Ignore the cap head screws, they are probably what someone has fitted later on for ease of getting to the head of the screws. Also, why would you fit 2 screws side by side, when one should do the job? A recessed hole at the back of the frame would have been a simpler fix ( A hole in the bottom of the grip frame like a lot of guns would have had to be at an angle).
An integral trigger guard------is something Webley might have looked into but as it wouldn't result in any less machining is not something I think they would have ever looked at seriously.
For a very talented amateur modifying the pistol later, more of a slant gripped frame could have been used and the later trigger guard retained, so it looks like he wanted the "all in one" approach.
I thought about the frame being brazed or silver soldered but you could not do this as you cannot remove the trigger without removing the trigger guard-----and the trigger guard is integral with the grip so the grip HAS to be able to be removed.
Reguarding the grips themselves, somebody handy with a a saw and file could knock a set up out of aluminium if they really wanted (remember those sold cast brass thingsthat surface now and again?)---------but why would Webley go to the trouble when wood ones would have been quicker to test a gun?
The other thing that strikes me about the grips is that the original rear trigger guard hole is being used for the locating peg on the grips. This would not be a great position with the turning forces involved in cocking a Webley pistol. Often, the RHS wooden replacement grips available for Hurricane/Tempest will move forward slightly on cocking the pistol as there is no locating peg at the base of the grips.

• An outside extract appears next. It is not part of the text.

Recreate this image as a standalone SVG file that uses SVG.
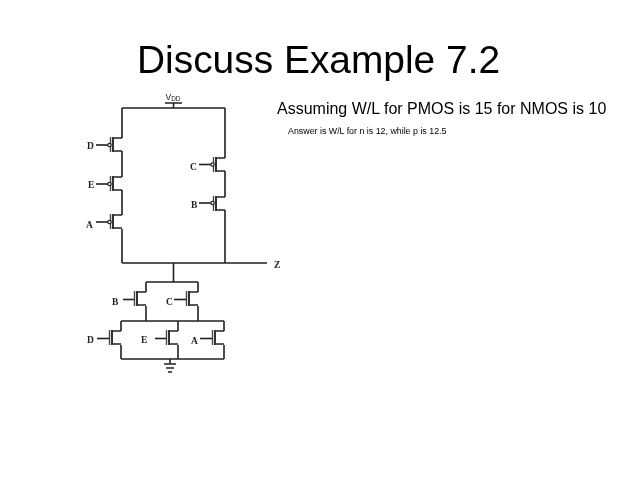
<svg xmlns="http://www.w3.org/2000/svg" width="638" height="478" viewBox="0 0 638 478">
<defs>
<filter id="scan" x="-5%" y="-5%" width="110%" height="110%"><feGaussianBlur stdDeviation="0.4"/></filter>
<filter id="soft" x="-5%" y="-5%" width="110%" height="110%"><feGaussianBlur stdDeviation="0.25"/></filter>
<g id="fet"><path class="w" d="M9 0H0V13H9"/><path class="c" d="M0 -1V14"/><path class="c2" d="M-2.500 -1V14"/></g>
</defs>
<style>
text{font-family:"Liberation Sans",Arial,sans-serif;fill:#000}
.s{font-family:"Liberation Serif","Times New Roman",serif;font-weight:bold;font-size:9.5px;fill:#222}
.v{font-size:8.5px;fill:#222}
.w,.l{fill:none;stroke:#222;stroke-width:1.6}
.c{fill:none;stroke:#333;stroke-width:2}
.c2{fill:none;stroke:#444;stroke-width:1.4}
.b{fill:#fff;stroke:#222;stroke-width:1.2}
</style>
<rect width="638" height="478" fill="#fff"/>
<g filter="url(#soft)">
<text x="137" y="73" font-size="38.9">Discuss Example 7.2</text>
<text x="277" y="114" font-size="16">Assuming W/L for PMOS is 15 for NMOS is 10</text>
<text x="288" y="134" font-size="8.85">Answer is W/L for n is 12, while p is 12.5</text>
</g>
<g filter="url(#scan)">
<g id="connectors">
<path class="l" d="M173.500 103V108M165 103H182M122 108H225M122 108V138M122 151V177M122 190V215M122 229V263M225 108V158M225 171V197M225 210V263M122 263H267M173.500 263V282M146 282H198M146 282V292M146 306V321M198 282V292M198 306V321M121 321H224M121 321V331M121 345V359M178 321V331M178 345V359M224 321V331M224 345V359M121 359H224"/>
<path class="l" d="M170 359V364M164 364H176M166 368H174M168 372H172"/>
</g>
<g id="pmos-D"><use href="#fet" transform="translate(113,138)"/><path class="l" d="M96 145H108"/><circle class="b" cx="109.500" cy="145" r="1.700"/><text class="s" x="87" y="149">D</text></g>
<g id="pmos-E"><use href="#fet" transform="translate(113,177)"/><path class="l" d="M96 184H108"/><circle class="b" cx="109.500" cy="184" r="1.700"/><text class="s" x="88" y="188">E</text></g>
<g id="pmos-A"><use href="#fet" transform="translate(113,215)"/><path class="l" d="M96 222H108"/><circle class="b" cx="109.500" cy="222" r="1.700"/><text class="s" x="86" y="228">A</text></g>
<g id="pmos-C"><use href="#fet" transform="translate(216,158)"/><path class="l" d="M199 164.500H211"/><circle class="b" cx="212.500" cy="164.500" r="1.700"/><text class="s" x="190" y="170">C</text></g>
<g id="pmos-B"><use href="#fet" transform="translate(216,197)"/><path class="l" d="M199 203H211"/><circle class="b" cx="212.500" cy="203" r="1.700"/><text class="s" x="191" y="208">B</text></g>
<g id="nmos-B"><use href="#fet" transform="translate(137,292)"/><path class="l" d="M123 299.500H134"/><text class="s" x="112" y="305">B</text></g>
<g id="nmos-C"><use href="#fet" transform="translate(189,292)"/><path class="l" d="M174 299.500H186"/><text class="s" x="166" y="305">C</text></g>
<g id="nmos-D"><use href="#fet" transform="translate(112,331)"/><path class="l" d="M97 338.500H109"/><text class="s" x="87" y="343">D</text></g>
<g id="nmos-E"><use href="#fet" transform="translate(169,331)"/><path class="l" d="M155 338.500H166"/><text class="s" x="141" y="343">E</text></g>
<g id="nmos-A"><use href="#fet" transform="translate(215,331)"/><path class="l" d="M200 338.500H212"/><text class="s" x="191" y="344">A</text></g>
<g id="vdd"><text class="v" x="165.500" y="100">V<tspan font-size="6.500" dy="1">DD</tspan></text></g>
<g id="z"><text class="s" x="274" y="268">Z</text></g>
</g>
</svg>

So--for me this is a home brewed one. I suppose the thing that swings it for me really is that if Webley were testing a slant grip, they would have used the existing trigger guard instead on making it integral with the grip. Webley would not have gone into production with a grip you could unscrew, and as I have pointed out, you cannot remove the trigger without removing the trigger guard.
All very valid points, and without close personal inspection it would be very difficult to reach a firm decision one way or the other. However, there is one feature that is difficult to explain away, and that is the lack of any sign of stamped lettering on the body of the gun. To have rubbed away all traces of the impressed lettering by natural wear and tear is not really conceivable, as it is very difficult to do even with emery paper. If the lettering was deliberately removed there would either be evidence of depressions in the metal surface, or if an attempt was made to hide these depressions by rubbing down the whole surface of the pistol then the various edges of the frame would be very rounded, which they aren't. It seems to me that the gun was never stamped.

So if the gun is a modification by an amateur how did he happen to come across a Mark 1 that had somehow left the factory without any lettering? I stand to be corrected, but I don't think such a lapse of quality control by Webley has ever been reported before. I find it easier to accept that if the gun had no stamping then it never actually left the factory and so could have one that was pulled out of production for experimentation.

The fact that the pistol has a serial number corresponding closely to the end of the run of straight grip pistols is also a bit of a coincidence.